Subsequent to year-end, Leucrotta signed agreements to acquire an additional 18.5 sections of land located in its core Doe/Mica Montney area and initiated a bought-deal financing for gross proceeds of $80 million to fund the acquisition and a portion of the future capital programs. Leucrotta has estimated that it will have approximately $50 million of cash and no debt on completion of the financing and funding the land acquisitions.
On a go forward basis, Leucrotta will continue its capital program focused primarily on the delineation and development of its Doe/Mica core area.
(1) See “Test Results and Production Rates” section.

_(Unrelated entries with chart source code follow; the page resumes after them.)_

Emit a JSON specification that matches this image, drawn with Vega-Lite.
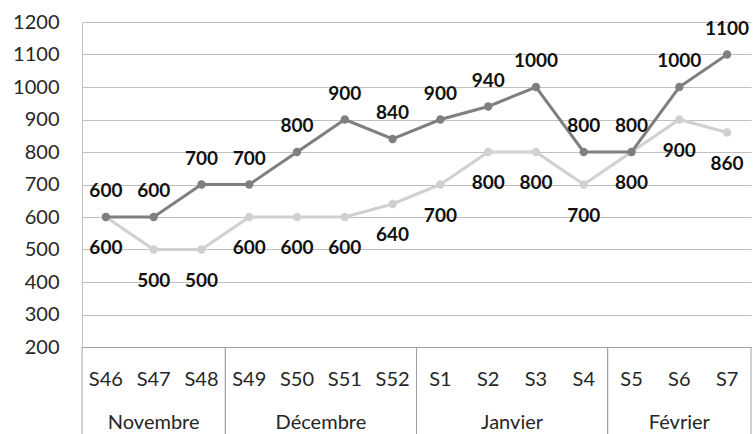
{
  "$schema": "https://vega.github.io/schema/vega-lite/v6.json",
  "padding": {"left": 12, "top": 12, "right": 0, "bottom": 0},
  "background": "white",
  "config": {
    "font": "Lato",
    "view": {"stroke": null},
    "axisY": {
      "title": null,
      "format": "d",
      "ticks": false,
      "labelOverlap": false,
      "labelPadding": 23,
      "labelFontSize": 20,
      "labelColor": "#262626",
      "gridColor": "#c0c0c0",
      "domainColor": "#c0c0c0"
    }
  },
  "datasets": {
    "semaines": [
      {"semaine": "S46", "mois": "Novembre", "sombre": 600, "clair": 600},
      {"semaine": "S47", "mois": "Novembre", "sombre": 600, "clair": 500},
      {"semaine": "S48", "mois": "Novembre", "sombre": 700, "clair": 500},
      {"semaine": "S49", "mois": "Décembre", "sombre": 700, "clair": 600},
      {"semaine": "S50", "mois": "Décembre", "sombre": 800, "clair": 600},
      {"semaine": "S51", "mois": "Décembre", "sombre": 900, "clair": 600},
      {"semaine": "S52", "mois": "Décembre", "sombre": 840, "clair": 640},
      {"semaine": "S1", "mois": "Janvier", "sombre": 900, "clair": 700},
      {"semaine": "S2", "mois": "Janvier", "sombre": 940, "clair": 800},
      {"semaine": "S3", "mois": "Janvier", "sombre": 1000, "clair": 800},
      {"semaine": "S4", "mois": "Janvier", "sombre": 800, "clair": 700},
      {"semaine": "S5", "mois": "Février", "sombre": 800, "clair": 800},
      {"semaine": "S6", "mois": "Février", "sombre": 1000, "clair": 900},
      {"semaine": "S7", "mois": "Février", "sombre": 1100, "clair": 860}
    ]
  },
  "data": {"name": "semaines"},
  "spacing": 0,
  "bounds": "flush",
  "vconcat": [
    {
      "width": 669,
      "height": 325,
      "transform": [{"window": [{"op": "row_number", "as": "rang"}]}],
      "encoding": {
        "x": {
          "field": "rang",
          "type": "quantitative",
          "scale": {"domain": [0.5, 14.5], "nice": false, "zero": false},
          "axis": {"labels": false, "ticks": false, "grid": false, "domainColor": "#a0a0a0", "title": null}
        }
      },
      "layer": [
        {
          "mark": {"type": "line", "color": "#d0d0d0", "strokeWidth": 3, "point": {"filled": true, "size": 70, "color": "#d0d0d0", "opacity": 1}},
          "encoding": {
            "y": {
              "field": "clair",
              "type": "quantitative",
              "scale": {"domain": [200, 1200], "nice": false, "zero": false},
              "axis": {"values": [200, 300, 400, 500, 600, 700, 800, 900, 1000, 1100, 1200], "title": null}
            }
          }
        },
        {
          "mark": {"type": "line", "color": "#7f7f7f", "strokeWidth": 3, "point": {"filled": true, "size": 70, "color": "#7f7f7f", "opacity": 1}},
          "encoding": {"y": {"field": "sombre", "type": "quantitative", "axis": {"values": [200, 300, 400, 500, 600, 700, 800, 900, 1000, 1100, 1200], "title": null}}}
        },
        {
          "mark": {"type": "text", "baseline": "alphabetic", "dy": 37, "fontSize": 19, "fontWeight": "bold", "color": "#111111"},
          "encoding": {
            "y": {"field": "clair", "type": "quantitative", "axis": {"values": [200, 300, 400, 500, 600, 700, 800, 900, 1000, 1100, 1200], "title": null}},
            "text": {"field": "clair", "type": "quantitative", "format": "d"}
          }
        },
        {
          "mark": {"type": "text", "baseline": "alphabetic", "dy": -20, "fontSize": 19, "fontWeight": "bold", "color": "#111111"},
          "encoding": {
            "y": {"field": "sombre", "type": "quantitative", "axis": {"values": [200, 300, 400, 500, 600, 700, 800, 900, 1000, 1100, 1200], "title": null}},
            "text": {"field": "sombre", "type": "quantitative", "format": "d"}
          }
        }
      ]
    },
    {
      "width": 669,
      "height": 87,
      "transform": [{"window": [{"op": "row_number", "as": "rang"}]}],
      "layer": [
        {
          "transform": [
            {"aggregate": [{"op": "min", "field": "rang", "as": "premier"}, {"op": "max", "field": "rang", "as": "dernier"}], "groupby": ["mois"]},
            {"calculate": "datum.premier - 0.5", "as": "debut"},
            {"calculate": "datum.dernier + 0.5", "as": "fin"},
            {"fold": ["debut", "fin"], "as": ["bord", "position"]}
          ],
          "mark": {"type": "rule", "color": "#a0a0a0", "strokeWidth": 1},
          "encoding": {
            "x": {"field": "position", "type": "quantitative", "scale": {"domain": [0.5, 14.5], "nice": false, "zero": false}, "axis": null}
          }
        },
        {
          "mark": {"type": "text", "fontSize": 20, "baseline": "alphabetic", "dy": 18, "color": "#262626"},
          "encoding": {
            "x": {"field": "rang", "type": "quantitative"},
            "y": {"datum": "semaine", "type": "ordinal", "scale": {"type": "point", "domain": ["semaine", "mois"], "padding": 0.45}, "axis": null},
            "text": {"field": "semaine"}
          }
        },
        {
          "mark": {"type": "text", "fontSize": 20, "baseline": "alphabetic", "dy": 16, "color": "#262626"},
          "transform": [{"aggregate": [{"op": "mean", "field": "rang", "as": "centre"}], "groupby": ["mois"]}],
          "encoding": {
            "x": {"field": "centre", "type": "quantitative"},
            "y": {"datum": "mois", "type": "ordinal"},
            "text": {"field": "mois"}
          }
        }
      ]
    }
  ]
}
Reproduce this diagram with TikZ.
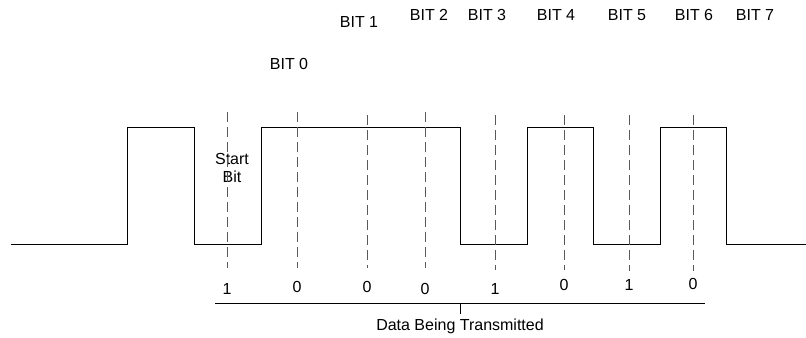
\documentclass[tikz,border=0pt]{standalone}
\usepackage{fontspec}
\setmainfont{Liberation Sans}
\begin{document}
\begin{tikzpicture}[x=0.75pt,y=-0.75pt, line width=0.75pt,
  every node/.style={font=\fontsize{12}{13.5}\selectfont, align=center, inner sep=1pt},
  sample/.style={dash pattern=on 7.5pt off 3.75pt, black!65}]
\useasboundingbox (0,0) rectangle (806,337);

% serial line
\draw (11,244) -- (127,244) -- (127,127) -- (194,127) -- (194,244)
  -- (261,244) -- (261,127) -- (460,127) -- (460,244) -- (527,244)
  -- (527,127) -- (593,127) -- (593,244) -- (660,244) -- (660,127)
  -- (726,127) -- (726,244) -- (806,244);

\node (start) at (232,168) {Start\\Bit};

% sample points
\coordinate (s0t) at (227,112); \coordinate (s0b) at (227,268);
\coordinate (s1t) at (297,112); \coordinate (s1b) at (297,268);
\coordinate (s2t) at (367,115); \coordinate (s2b) at (367,268);
\coordinate (s3t) at (425,112); \coordinate (s3b) at (425,268);
\coordinate (s4t) at (495,115); \coordinate (s4b) at (495,270);
\coordinate (s5t) at (564,115); \coordinate (s5b) at (564,270);
\coordinate (s6t) at (629,115); \coordinate (s6b) at (629,271);
\coordinate (s7t) at (693,115); \coordinate (s7b) at (693,271);
\draw[sample] (s0t) -- (s0b);
\draw[sample] (s1t) -- (s1b);
\draw[sample] (s2t) -- (s2b);
\draw[sample] (s3t) -- (s3b);
\draw[sample] (s4t) -- (s4b);
\draw[sample] (s5t) -- (s5b);
\draw[sample] (s6t) -- (s6b);
\draw[sample] (s7t) -- (s7b);

% bit names
\node (bit0) at (289,64) {BIT 0};
\node (bit1) at (359,22) {BIT 1};
\node (bit2) at (429,15) {BIT 2};
\node (bit3) at (487,15) {BIT 3};
\node (bit4) at (556,15) {BIT 4};
\node (bit5) at (627,15) {BIT 5};
\node (bit6) at (694,15) {BIT 6};
\node (bit7) at (755,15) {BIT 7};

% bit values
\node (v0) at (227,289) {1};
\node (v1) at (297,287) {0};
\node (v2) at (367,287) {0};
\node (v3) at (425,289) {0};
\node (v4) at (495,289) {1};
\node (v5) at (564,285) {0};
\node (v6) at (629,285) {1};
\node (v7) at (693,284) {0};

% data bracket
\coordinate (brl) at (215,303);
\coordinate (brr) at (705,303);
\coordinate (brm) at (460,303);
\coordinate (brt) at (460,314);
\draw (brl) -- (brr);
\draw (brm) -- (brt);
\node (data) at (460,326) {Data Being Transmitted};
\end{tikzpicture}
\end{document}
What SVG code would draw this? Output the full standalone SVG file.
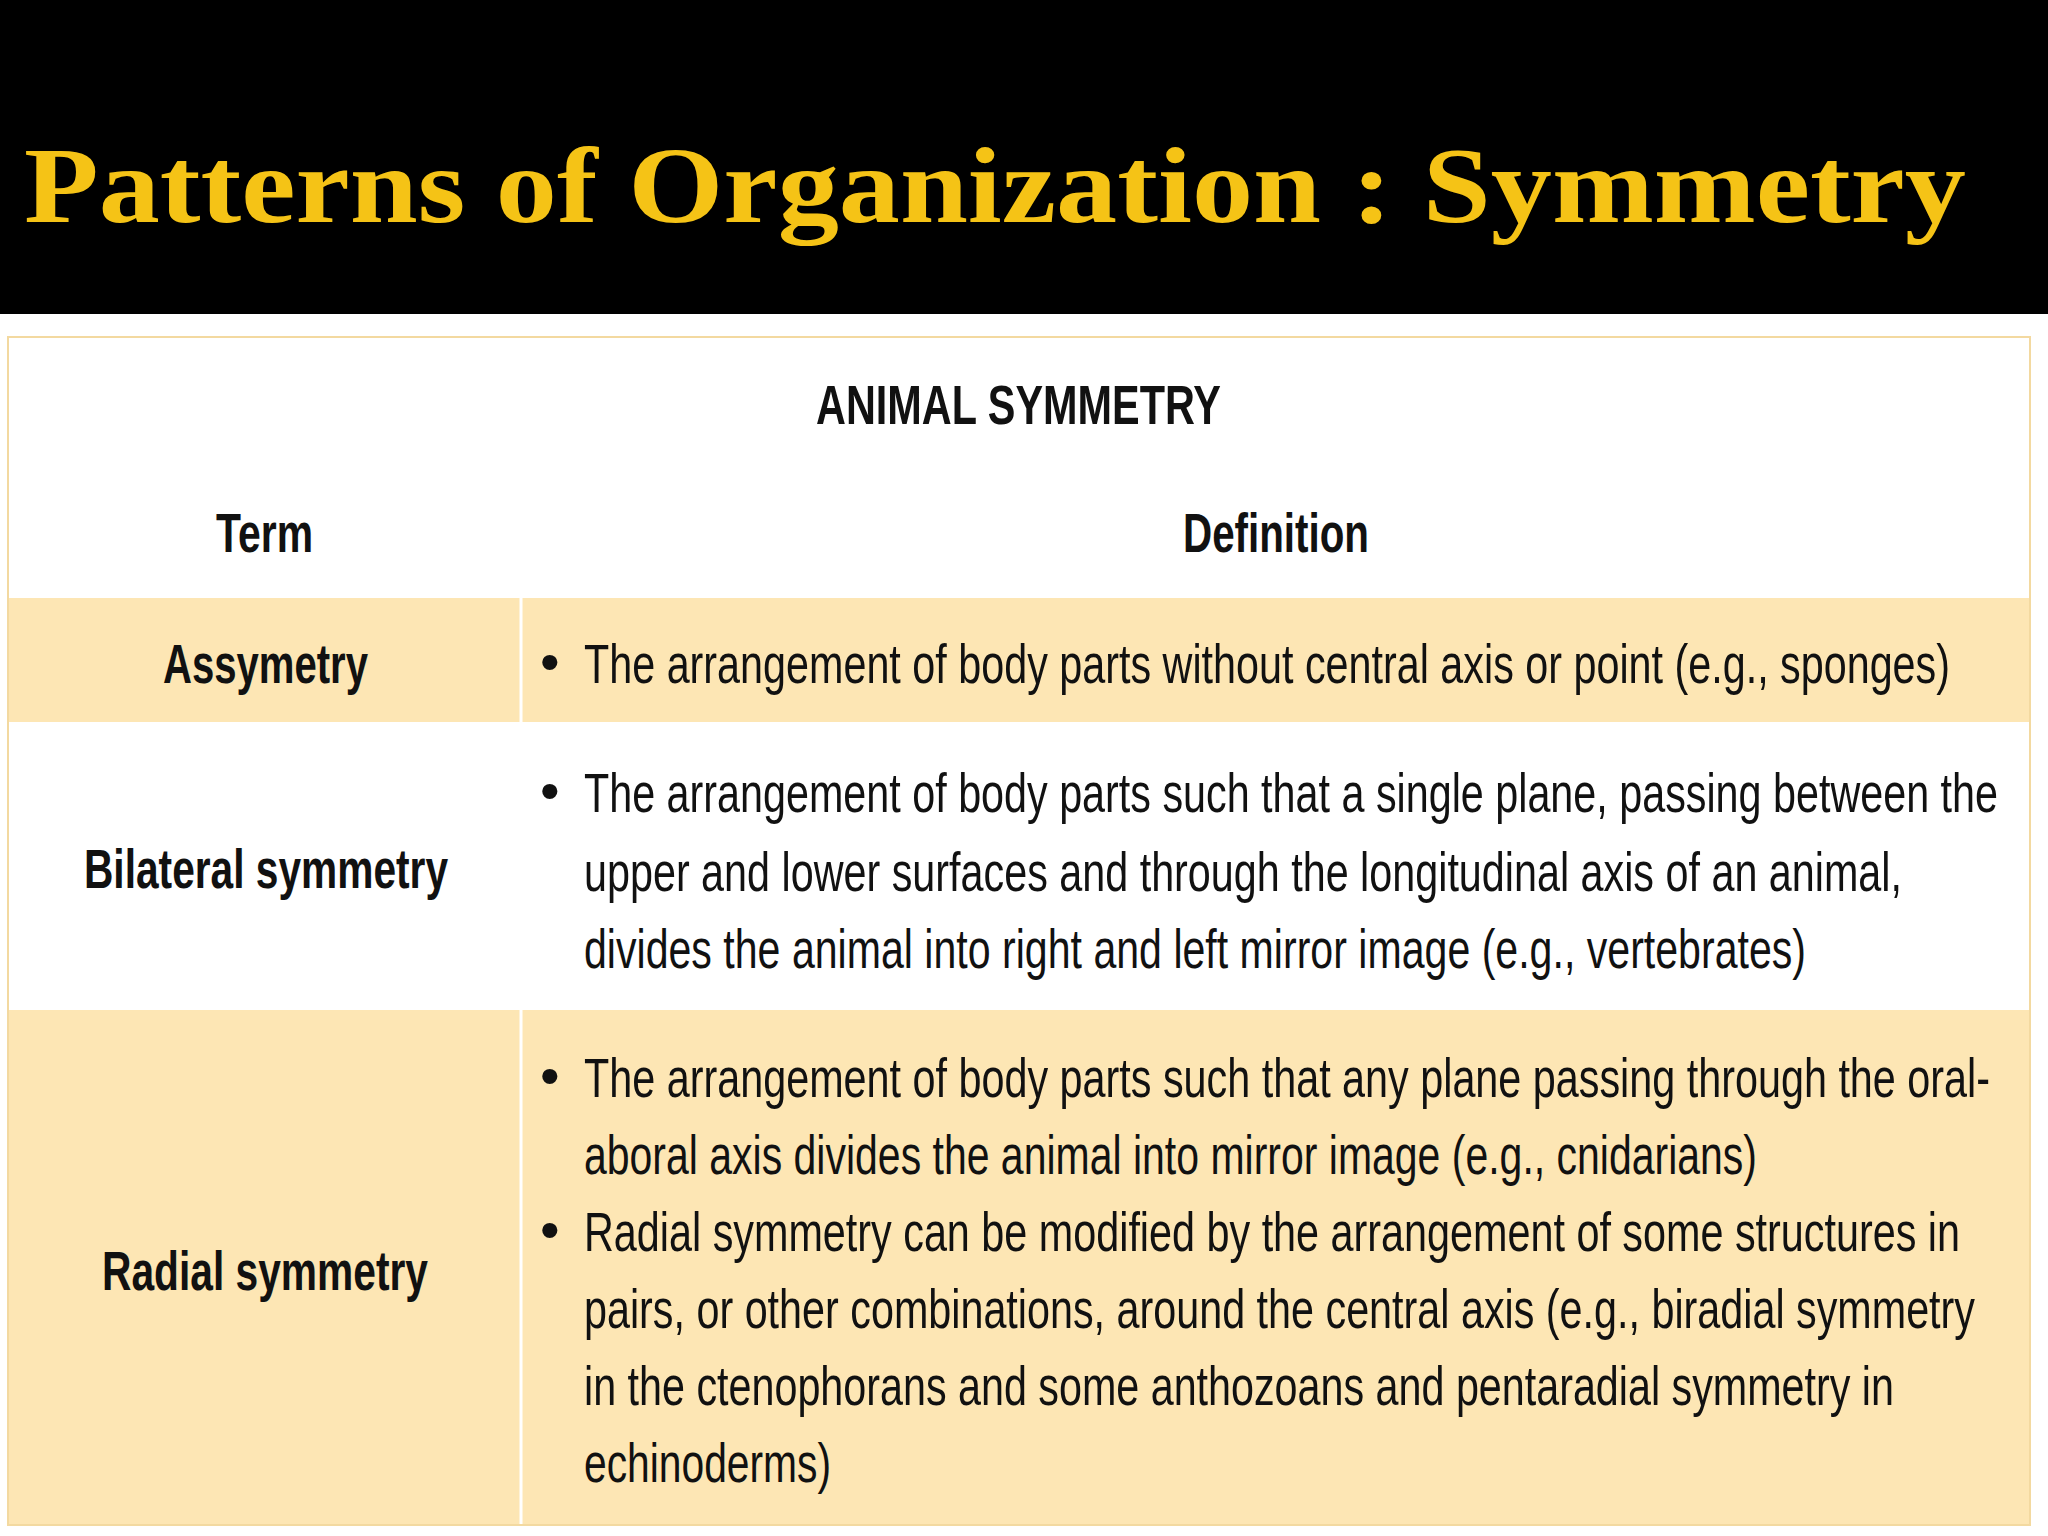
<svg xmlns="http://www.w3.org/2000/svg" width="2048" height="1536" viewBox="0 0 2048 1536">
<style>
.b{font-family:"Liberation Sans",Arial,sans-serif;font-size:56px;fill:#111}
.h{font-family:"Liberation Sans",Arial,sans-serif;font-size:56px;font-weight:bold;fill:#111}
</style>
<rect width="2048" height="1536" fill="#fff"/>
<rect width="2048" height="314" fill="#000"/>
<text x="24" y="222" font-family="'Liberation Serif','DejaVu Serif',serif" font-weight="bold" font-size="108" fill="#f5c316" textLength="1942" lengthAdjust="spacingAndGlyphs">Patterns of Organization : Symmetry</text>
<g id="table">
<rect x="8" y="337" width="2022" height="1188" fill="#fff" stroke="#f3d9a0" stroke-width="2"/>
<rect x="9" y="598" width="2020" height="124" fill="#fde6b4"/>
<rect x="9" y="1010" width="2020" height="514" fill="#fde6b4"/>
<line x1="521" y1="598" x2="521" y2="1524" stroke="#fff" stroke-width="3"/>
<text class="h" x="816" y="424" textLength="405" lengthAdjust="spacingAndGlyphs">ANIMAL SYMMETRY</text>
<text class="h" x="216" y="552" textLength="97" lengthAdjust="spacingAndGlyphs">Term</text>
<text class="h" x="1183" y="552" textLength="186" lengthAdjust="spacingAndGlyphs">Definition</text>
</g>
<g id="row1">
<text class="h" x="163" y="683" textLength="205" lengthAdjust="spacingAndGlyphs">Assymetry</text>
<text class="b" x="540" y="681">•</text>
<text class="b" x="584" y="683" textLength="1366" lengthAdjust="spacingAndGlyphs">The arrangement of body parts without central axis or point (e.g., sponges)</text>
</g>
<g id="row2">
<text class="h" x="84" y="888" textLength="364" lengthAdjust="spacingAndGlyphs">Bilateral symmetry</text>
<text class="b" x="540" y="810">•</text>
<text class="b" x="584" y="812" textLength="1414" lengthAdjust="spacingAndGlyphs">The arrangement of body parts such that a single plane, passing between the</text>
<text class="b" x="584" y="891" textLength="1318" lengthAdjust="spacingAndGlyphs">upper and lower surfaces and through the longitudinal axis of an animal,</text>
<text class="b" x="584" y="968" textLength="1222" lengthAdjust="spacingAndGlyphs">divides the animal into right and left mirror image (e.g., vertebrates)</text>
</g>
<g id="row3">
<text class="h" x="102" y="1290" textLength="326" lengthAdjust="spacingAndGlyphs">Radial symmetry</text>
<text class="b" x="540" y="1095">•</text>
<text class="b" x="584" y="1097" textLength="1406" lengthAdjust="spacingAndGlyphs">The arrangement of body parts such that any plane passing through the oral-</text>
<text class="b" x="584" y="1174" textLength="1173" lengthAdjust="spacingAndGlyphs">aboral axis divides the animal into mirror image (e.g., cnidarians)</text>
<text class="b" x="540" y="1249">•</text>
<text class="b" x="584" y="1251" textLength="1376" lengthAdjust="spacingAndGlyphs">Radial symmetry can be modified by the arrangement of some structures in</text>
<text class="b" x="584" y="1328" textLength="1391" lengthAdjust="spacingAndGlyphs">pairs, or other combinations, around the central axis (e.g., biradial symmetry</text>
<text class="b" x="584" y="1405" textLength="1310" lengthAdjust="spacingAndGlyphs">in the ctenophorans and some anthozoans and pentaradial symmetry in</text>
<text class="b" x="584" y="1482" textLength="247" lengthAdjust="spacingAndGlyphs">echinoderms)</text>
</g>
</svg>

FREQUENTLY RECURRING TERMS
The Company uses the following frequently recurring industry terms in this news release: “bbls” refers to barrels, “mcf” refers to thousand cubic feet, and “boe” refers to barrel of oil equivalent. Disclosure provided herein in respect of a boe may be misleading, particularly if used in isolation. A boe conversion rate of six thousand cubic feet of natural gas to one barrel of oil equivalent has been used for the calculation of boe amounts in this news release. This boe conversion rate is based on an energy equivalency conversion method primarily applicable at the burner tip and does not represent a value equivalency at the wellhead.
This news release refers to certain financial measures that are not determined in accordance with IFRS (or “GAAP”). This news release contains the terms “funds from (used in) operations”, “funds from (used in) operations per share”, and “operating netback” which do not have any standardized meaning prescribed by GAAP and therefore may not be comparable to similar measures used by other companies. The Company uses these measures to help evaluate its performance.
Management uses funds from (used in) operations to analyze performance and considers it a key measure as it demonstrates the Company’s ability to generate the cash necessary to fund future capital investments and to repay debt. Funds from (used in) operations is a non-GAAP measure and has been defined by the Company as cash flow from (used in) operating activities excluding the change in non-cash working capital related to operating activities and expenditures on decommissioning obligations. The Company also presents funds from (used in) operations per share whereby amounts per share are calculated using weighted average shares outstanding, consistent with the calculation of earnings (loss) per share. Funds from (used in) operations is reconciled from cash flow from (used in) operating activities under the heading “Funds from (used in) Operations” in the Company’s MD&A for the year ended December 31, 2016, which is available on SEDAR at www.sedar.com.
Management considers operating netback an important measure as it demonstrates its profitability relative to current commodity prices. Operating netback, which is calculated as average unit sales price less royalties, production expenses, and transportation expenses, represents the cash margin for every barrel of oil equivalent sold. Operating netback per boe is reconciled to net loss per boe under the heading “Operating Netback” in the Company’s MD&A for the year ended December 31, 2016, which is available on SEDAR at www.sedar.com.
TEST RESULTS AND PRODUCTION RATES
The 8-4-82-14W6 well was production tested for 7 days after the original cleanup and produced at an average rate of 1,060 boe/d (50% gas, 50% Oil and Condensate) over that period, excluding load fluid and energizing fluid. At the end of the test, flowing wellhead pressure and production rates were stable.
The 12-6-81-13W6 well was production tested for 7 days after the original cleanup and produced at an average rate of 550 boe/d (60% gas, 40% Oil and Condensate) over that period, excluding load fluid and energizing fluid. At the end of the test, flowing wellhead pressure and production rates were stable.
A pressure transient analysis or well-test has not been carried out on these wells and thus certain of the test results provided herein should be considered to be preliminary until such analysis or interpretation has been completed. Test results and initial production rates disclosed herein may not necessarily be indicative of long term performance or of ultimate recovery.